The Palestinian-led nonviolent movement promotes the boycott of Israeli goods, and its campaigners say they are opposed to anti-Semitism. In a statement Thursday, Amnesty International slammed the move as a violation of freedom of expression. 

“Advocating for boycotts, divestment and sanctions is a form of non-violent advocacy and of free expression that must be protected,” said Bob Goodfellow, the interim executive director of Amnesty International USA. “The US administration is following the Israeli government’s approach in using false and politically-motivated accusations of antisemitism to harm peaceful activists.”

Pompeo also visited the Golan Heights, an area Israel captured from Syria in 1967 and later annexed. Israel’s unilateral annexation, which the Donald Trump administration recognized last year, is considered illegal under international law. 

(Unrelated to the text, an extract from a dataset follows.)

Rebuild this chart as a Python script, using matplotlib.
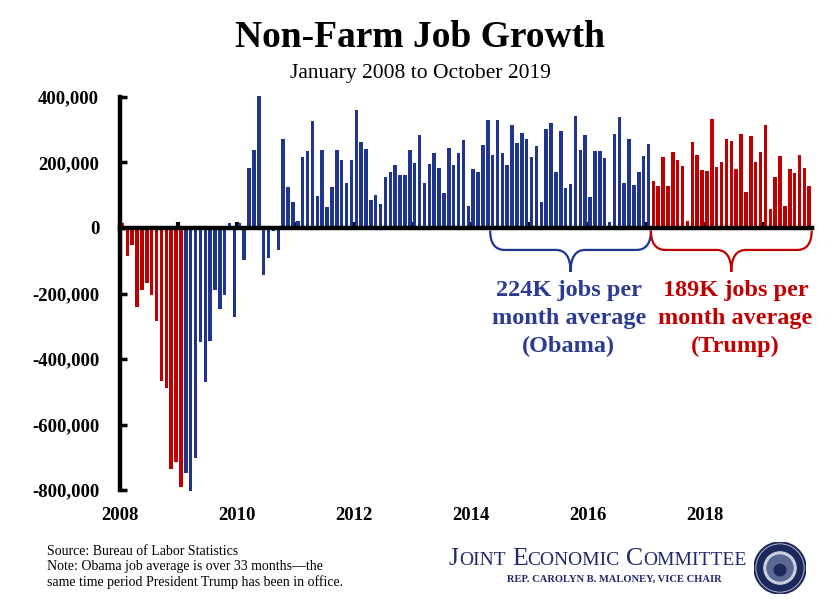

In another break with decades-long policy on Israel, Pompeo announced late last month that American citizens born in Jerusalem may now list “Israel” as their place of birth on their passports. Trump formally recognized Israel’s capital as Jerusalem in 2017 and moved the US Embassy from Tel Aviv to the holy city months later. 

In a separate move that angered the Palestinians in October, the Trump administration ended restrictions on using US taxpayer funding for scientific research projects conducted in Israeli settlements in the West Bank.